_Aim of the task_
Write out the material exactly, without any of its pictures.

_Available data_
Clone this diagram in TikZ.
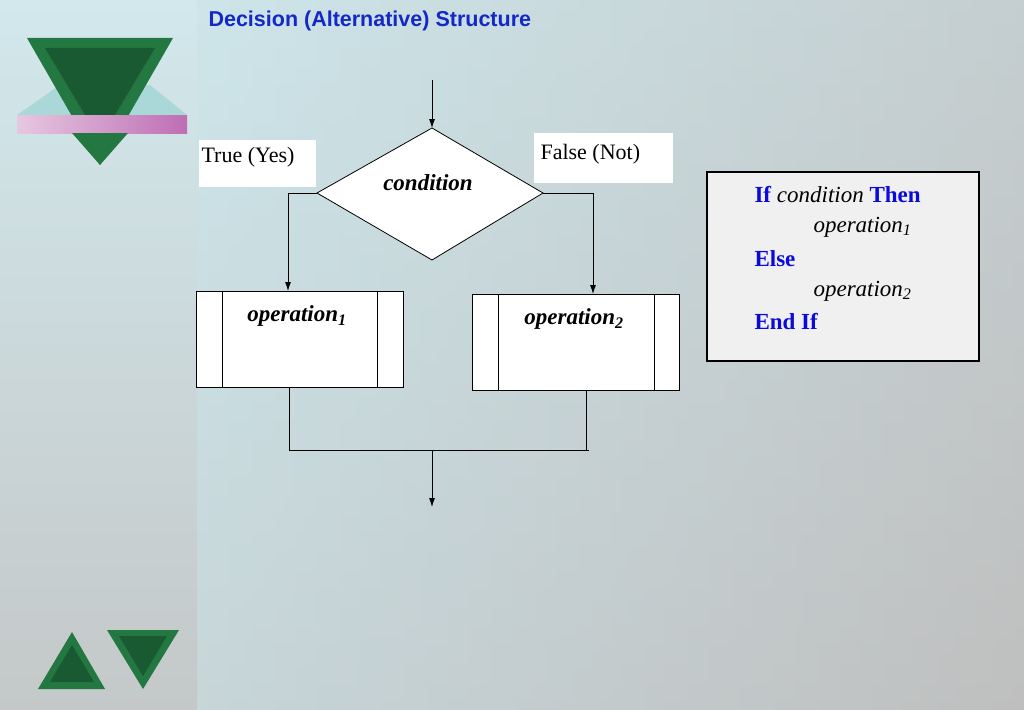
\documentclass[tikz,border=0pt]{standalone}
\usepackage{fontspec}
\setmainfont{Liberation Serif}
\setsansfont{Liberation Sans}
\usetikzlibrary{arrows.meta}
\definecolor{ttl}{RGB}{20,40,200}
\definecolor{kw}{RGB}{10,10,220}
\definecolor{grn}{RGB}{35,120,65}
\definecolor{dgrn}{RGB}{25,90,50}
\definecolor{bgA}{RGB}{205,228,232}
\definecolor{bgB}{RGB}{190,190,190}
\definecolor{bgC}{RGB}{205,230,235}
\definecolor{bgD}{RGB}{192,192,192}
\definecolor{pnA}{RGB}{210,232,236}
\definecolor{pnB}{RGB}{196,200,200}
\definecolor{tq}{RGB}{170,215,215}
\definecolor{pkA}{RGB}{230,200,225}
\definecolor{pkB}{RGB}{190,110,180}
\definecolor{cbox}{RGB}{240,240,240}
\begin{document}
\begin{tikzpicture}[x=1pt,y=-1pt,
 ln/.style={draw=black,line width=0.8pt},
 arr/.style={ln,-{Latex[length=9pt,width=6pt]}},
 lbl/.style={fill=white,inner sep=0pt},
 opbox/.style={draw=black,fill=white,line width=0.8pt}]
\useasboundingbox (0,0) rectangle (1024,709);
\shade[top color=bgA, bottom color=bgB] (197,0) rectangle (1024,709);
\shade[left color=bgC, right color=bgD, opacity=0.6] (197,0) rectangle (1024,709);
\shade[top color=pnA, bottom color=pnB] (0,0) rectangle (197,709);
% decorations
\fill[tq] (17,115) -- (60,85) -- (150,85) -- (187,115) -- cycle;
\fill[grn] (27,38) -- (173,38) -- (100,165) -- cycle;
\fill[dgrn] (45,48) -- (155,48) -- (100,140) -- cycle;
\shade[left color=pkA, right color=pkB] (17,115) rectangle (187,133);
\fill[grn] (72,133) -- (128,133) -- (100,165) -- cycle;
\fill[grn] (38,689) -- (105,689) -- (72,632) -- cycle;
\fill[dgrn] (50,682) -- (94,682) -- (72,645) -- cycle;
\fill[grn] (107,630) -- (179,630) -- (143,689) -- cycle;
\fill[dgrn] (119,636) -- (167,636) -- (143,676) -- cycle;
% title
\node[anchor=west,font=\sffamily\bfseries\fontsize{21.5}{24}\selectfont,text=ttl] (title) at (205,21) {Decision (Alternative) Structure};
% flowchart
\coordinate (in) at (432,80);
\coordinate (dt) at (432,128);
\coordinate (dl) at (317,193);
\coordinate (dr) at (543,193);
\coordinate (db) at (432,260);
\draw[ln,fill=white] (dt) -- (dr) -- (db) -- (dl) -- cycle;
\node[font=\bfseries\itshape\fontsize{23}{26}\selectfont] (cond) at (428,183) {condition};
\draw[arr] (in) -- (dt);
\node[lbl,minimum width=117pt,minimum height=47pt] (tl) at (257.5,163.5) {};
\node[font=\fontsize{22}{24}\selectfont,anchor=west] (tlt) at (198,157) {True (Yes)};
\node[lbl,minimum width=139pt,minimum height=50pt] (fl) at (603.5,158) {};
\node[font=\fontsize{22}{24}\selectfont,anchor=west] (flt) at (537,154) {False (Not)};
\draw[opbox] (196,291) rectangle (403,387);
\draw[ln] (222,291) -- (222,387) (377,291) -- (377,387);
\node[font=\bfseries\itshape\fontsize{23}{26}\selectfont] (op1) at (297,316) {operation\textsubscript{\itshape 1}};
\draw[opbox] (472,294) rectangle (679,390);
\draw[ln] (498,294) -- (498,390) (654,294) -- (654,390);
\node[font=\bfseries\itshape\fontsize{23}{26}\selectfont] (op2) at (574,319) {operation\textsubscript{\itshape 2}};
\coordinate (b1t) at (288,291);
\coordinate (b2t) at (593,294);
\draw[arr] (dl) -- (288,193) -- (b1t);
\draw[arr] (dr) -- (593,193) -- (b2t);
\coordinate (b1b) at (289,387);
\coordinate (b2b) at (586,390);
\coordinate (jn) at (432,450);
\coordinate (out) at (432,507);
\draw[ln] (b1b) -- (289,450) -- (589,450);
\draw[ln] (b2b) -- (586,450);
\draw[arr] (jn) -- (out);
% code box
\draw[draw=black,line width=1.5pt,fill=cbox] (707,172) rectangle (979,361);
\begin{scope}[every node/.style={anchor=west,font=\fontsize{23}{26}\selectfont}]
\node (c1) at (751,195) {\textcolor{kw}{\bfseries If} \textit{condition} \textcolor{kw}{\bfseries Then}};
\node (c2) at (810,227) {\textit{operation\textsubscript{1}}};
\node (c3) at (751,259) {\textcolor{kw}{\bfseries Else}};
\node (c4) at (810,291) {\textit{operation\textsubscript{2}}};
\node (c5) at (751,322) {\textcolor{kw}{\bfseries End If}};
\end{scope}
\end{tikzpicture}
\end{document}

_Exercise response_
Clone this diagram in TikZ.
\documentclass[tikz,border=0pt]{standalone}
\usepackage{fontspec}
\setmainfont{Liberation Serif}
\setsansfont{Liberation Sans}
\usetikzlibrary{arrows.meta}
\definecolor{ttl}{RGB}{20,40,200}
\definecolor{kw}{RGB}{10,10,220}
\definecolor{grn}{RGB}{35,120,65}
\definecolor{dgrn}{RGB}{25,90,50}
\definecolor{bgA}{RGB}{205,228,232}
\definecolor{bgB}{RGB}{190,190,190}
\definecolor{bgC}{RGB}{205,230,235}
\definecolor{bgD}{RGB}{192,192,192}
\definecolor{pnA}{RGB}{210,232,236}
\definecolor{pnB}{RGB}{196,200,200}
\definecolor{tq}{RGB}{170,215,215}
\definecolor{pkA}{RGB}{230,200,225}
\definecolor{pkB}{RGB}{190,110,180}
\definecolor{cbox}{RGB}{240,240,240}
\begin{document}
\begin{tikzpicture}[x=1pt,y=-1pt,
 ln/.style={draw=black,line width=0.8pt},
 arr/.style={ln,-{Latex[length=9pt,width=6pt]}},
 lbl/.style={fill=white,inner sep=0pt},
 opbox/.style={draw=black,fill=white,line width=0.8pt}]
\useasboundingbox (0,0) rectangle (1024,709);
\shade[top color=bgA, bottom color=bgB] (197,0) rectangle (1024,709);
\shade[left color=bgC, right color=bgD, opacity=0.6] (197,0) rectangle (1024,709);
\shade[top color=pnA, bottom color=pnB] (0,0) rectangle (197,709);
% decorations
\fill[tq] (17,115) -- (60,85) -- (150,85) -- (187,115) -- cycle;
\fill[grn] (27,38) -- (173,38) -- (100,165) -- cycle;
\fill[dgrn] (45,48) -- (155,48) -- (100,140) -- cycle;
\shade[left color=pkA, right color=pkB] (17,115) rectangle (187,133);
\fill[grn] (72,133) -- (128,133) -- (100,165) -- cycle;
\fill[grn] (38,689) -- (105,689) -- (72,632) -- cycle;
\fill[dgrn] (50,682) -- (94,682) -- (72,645) -- cycle;
\fill[grn] (107,630) -- (179,630) -- (143,689) -- cycle;
\fill[dgrn] (119,636) -- (167,636) -- (143,676) -- cycle;
% title
\node[anchor=west,font=\sffamily\bfseries\fontsize{21.5}{24}\selectfont,text=ttl] (title) at (205,21) {Decision (Alternative) Structure};
% flowchart
\coordinate (in) at (432,80);
\coordinate (dt) at (432,128);
\coordinate (dl) at (317,193);
\coordinate (dr) at (543,193);
\coordinate (db) at (432,260);
\draw[ln,fill=white] (dt) -- (dr) -- (db) -- (dl) -- cycle;
\node[font=\bfseries\itshape\fontsize{23}{26}\selectfont] (cond) at (428,183) {condition};
\draw[arr] (in) -- (dt);
\node[lbl,minimum width=117pt,minimum height=47pt] (tl) at (257.5,163.5) {};
\node[font=\fontsize{22}{24}\selectfont,anchor=west] (tlt) at (198,157) {True (Yes)};
\node[lbl,minimum width=139pt,minimum height=50pt] (fl) at (603.5,158) {};
\node[font=\fontsize{22}{24}\selectfont,anchor=west] (flt) at (537,154) {False (Not)};
\draw[opbox] (196,291) rectangle (403,387);
\draw[ln] (222,291) -- (222,387) (377,291) -- (377,387);
\node[font=\bfseries\itshape\fontsize{23}{26}\selectfont] (op1) at (297,316) {operation\textsubscript{\itshape 1}};
\draw[opbox] (472,294) rectangle (679,390);
\draw[ln] (498,294) -- (498,390) (654,294) -- (654,390);
\node[font=\bfseries\itshape\fontsize{23}{26}\selectfont] (op2) at (574,319) {operation\textsubscript{\itshape 2}};
\coordinate (b1t) at (288,291);
\coordinate (b2t) at (593,294);
\draw[arr] (dl) -- (288,193) -- (b1t);
\draw[arr] (dr) -- (593,193) -- (b2t);
\coordinate (b1b) at (289,387);
\coordinate (b2b) at (586,390);
\coordinate (jn) at (432,450);
\coordinate (out) at (432,507);
\draw[ln] (b1b) -- (289,450) -- (589,450);
\draw[ln] (b2b) -- (586,450);
\draw[arr] (jn) -- (out);
% code box
\draw[draw=black,line width=1.5pt,fill=cbox] (707,172) rectangle (979,361);
\begin{scope}[every node/.style={anchor=west,font=\fontsize{23}{26}\selectfont}]
\node (c1) at (751,195) {\textcolor{kw}{\bfseries If} \textit{condition} \textcolor{kw}{\bfseries Then}};
\node (c2) at (810,227) {\textit{operation\textsubscript{1}}};
\node (c3) at (751,259) {\textcolor{kw}{\bfseries Else}};
\node (c4) at (810,291) {\textit{operation\textsubscript{2}}};
\node (c5) at (751,322) {\textcolor{kw}{\bfseries End If}};
\end{scope}
\end{tikzpicture}
\end{document}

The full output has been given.